Jeśli ktoś nie wie, spieszę z podpowiedzią: to taki rodzaj saneczkarstwa zwany skeletonem. Oprócz „normalnych” sanek w tej kategorii sportów są bowiem jeszcze właśnie skeletony i bobsleje. Boby to jednak wyższa szkoła jazdy. Prawie… samochód, ślizgający się po lodowej, pełnej zakrętów trasie, z szybkością dochodząca nawet do 155 kilometrów na godzinę. Jak niezła, wyścigowa bryka. No i w końcu kierownicę też mają… Ale i sanki, i skeletony, też nie od macochy. Wyciągają nawet i do 130 km na godzinę.

O sankach było głośno

Dziś o saneczkarstwie mówi się u nas niewiele, ale przed laty, kiedy to NRD zabrała się za ulepszanie tego sprzętu, było o sankach głośno. Tam bowiem najlepsi zawodnicy, trenerzy i naukowcy pracowali usilnie nad stopem metalu, który płozom nadałby jak najlepszy poślizg, a co za tym idzie jak największą prędkość. Bo dziś sport ma być widowiskowy i przyciągać publiczność. Pracowano więc nad tym usilnie i żeby nowinki nie przyciągały oczu niepowołanych, przynoszono sanki na tory w… workach. Skeletony to jednak sport dość oryginalny. Ale to się dziś liczy. No i skeleton przetrwał, czego o wielu innych dyscyplinach powiedzieć niestety nie można.

Pozostańmy chwilę przy tej oryginalności i przypomnijmy niektóre z nich. O wielu słuch w ogóle zaginął. Możemy o nich jednak przeczytać w bardzo interesującej książce Eugeniusza Skrzypka zatytułowanej „500 zagadek olimpijskich”. I tak… Kto wie, że w roku 1912, na igrzyskach w Sztokholmie, fiński miotacz Julius Saaristo, wynikiem 109,42 m ustanowił wszelkie możliwe rekordy w rzucie oszczepem? Ale zaraz trzeba dodać, że policzono mu łączny wynik uzyskany z rzutów lewą i prawą ręką.

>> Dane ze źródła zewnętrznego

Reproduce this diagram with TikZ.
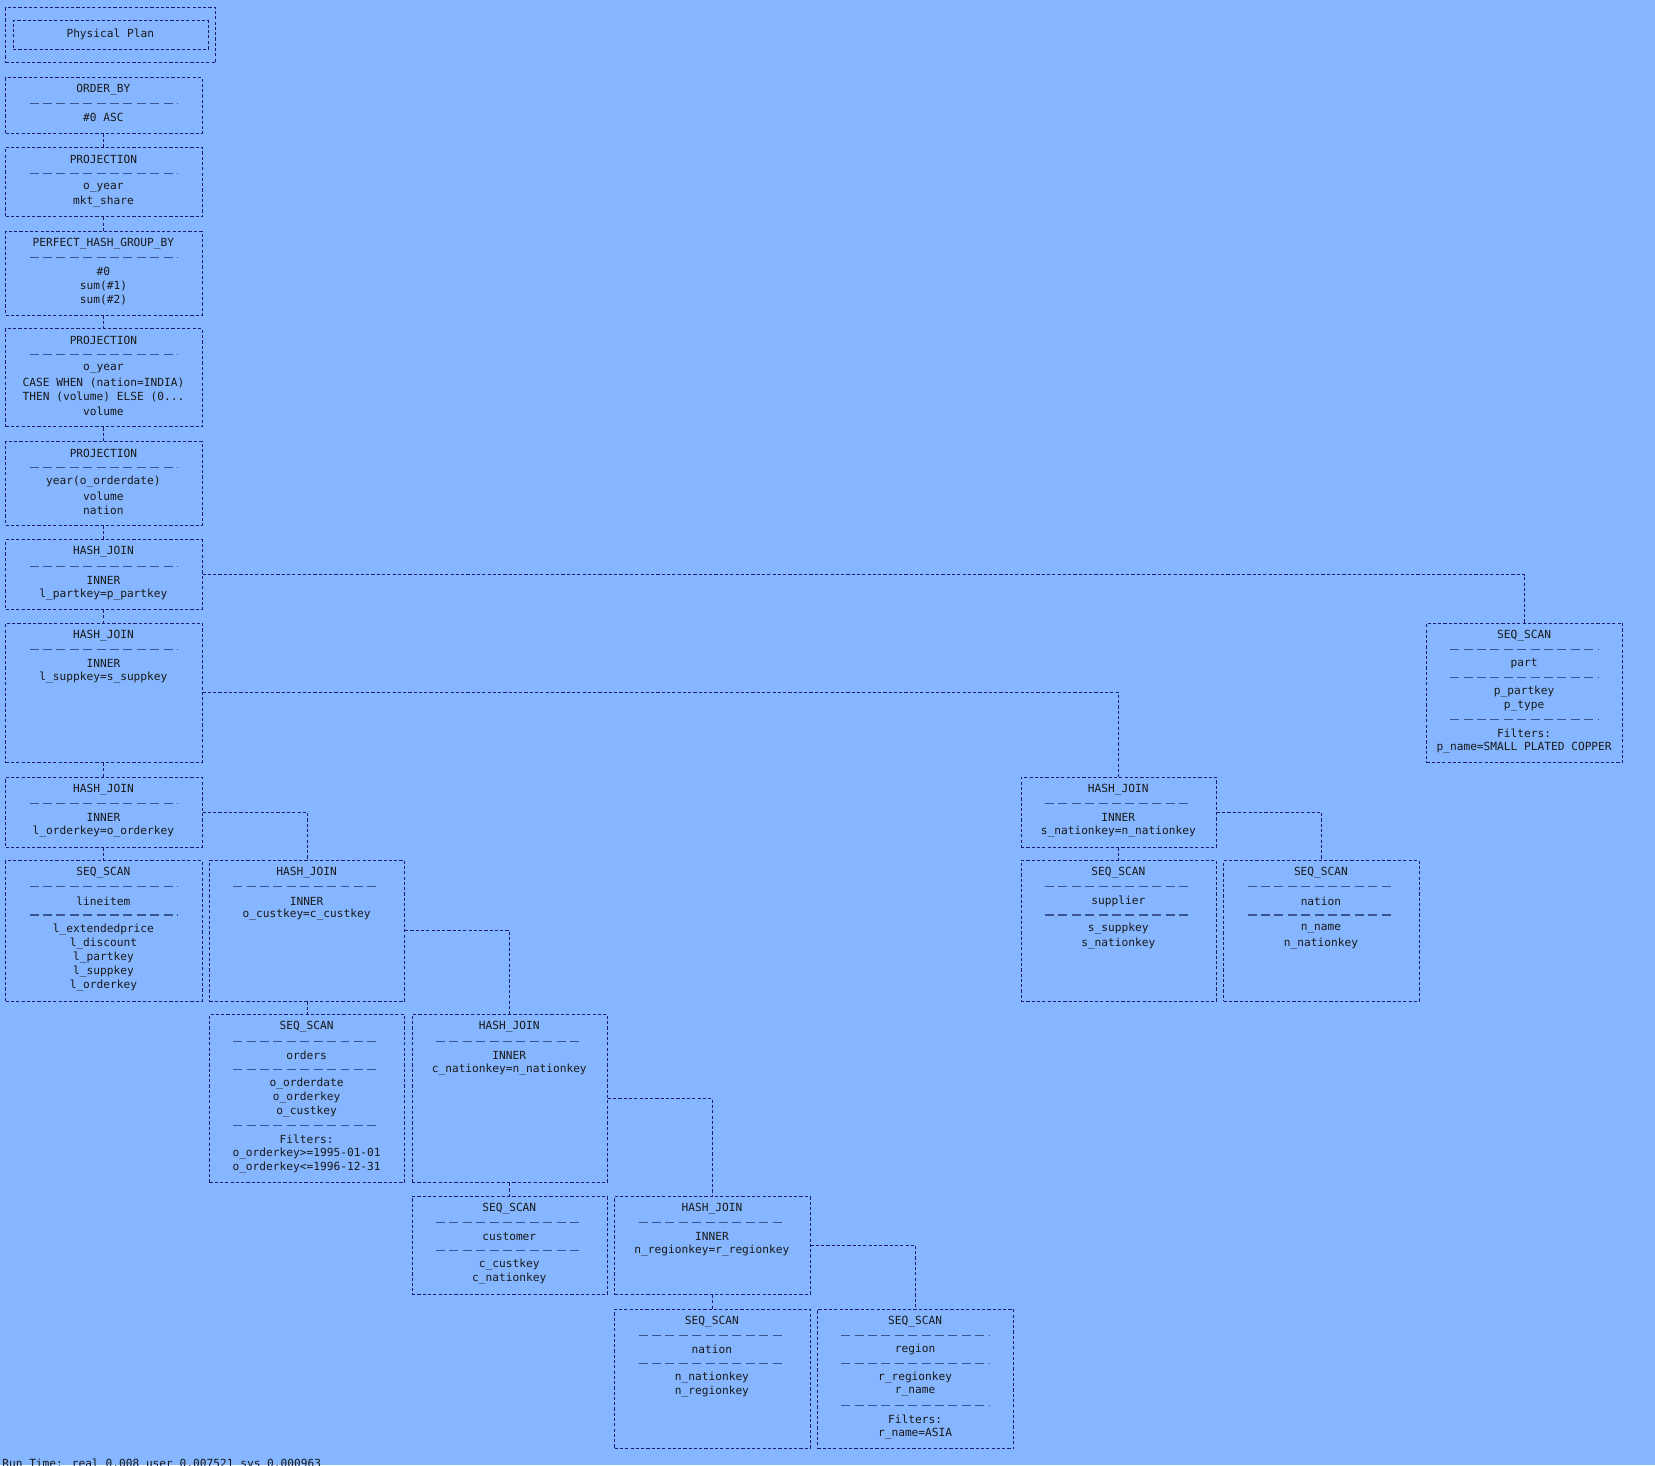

Początki nie zawsze są łatwe

Podobnie było z rekordem w pchnięciu kulą. Bo na IO w stolicy Szwecji ustanowiono i taki. To było 27,70 m, i to też była suma rzutów. A kto pamięta, że od 1900 do 1912 roku rozgrywano dwa rodzaje skoków w dal i wzwyż – skok z miejsca i skok z rozbiegu? Tak samo było z trójskokiem. Zaś w latach 1900-1908 przeciąganie liny było jedną z cieszących się wielkim powodzeniem konkurencji lekkoatletycznych. Z kolei w roku 1904, w Saint Louis, były ćwiczenia z maczugami mężczyzn! Dziś jest to jedna z konkurencji gimnastyki artystycznej, uprawianej przez młodziutkie, filigranowe dziewczyny…

Ale wówczas jeszcze panie gimnastyki nie uprawiały. Gimnastykę kobiet wprowadzono do programu dopiero w roku 1928. W różnych czasach królowały różne sporty. Trzeba przecież iść z ich duchem. No i trudno się dziwić, że coraz częściej mówi się teraz o wprowadzeniu do olimpijskiego programu… gier komputerowych. Młodzież siedzieć sobie będzie na krzesełku, przed ekranikiem. Pogimnastykuje… paluszki. Ale co to ma wspólnego ze sportem?


Na zdjęciu: Mkną po lodowej rynnie, na brzuchu, głową w dół. To właśnie jest skeleton.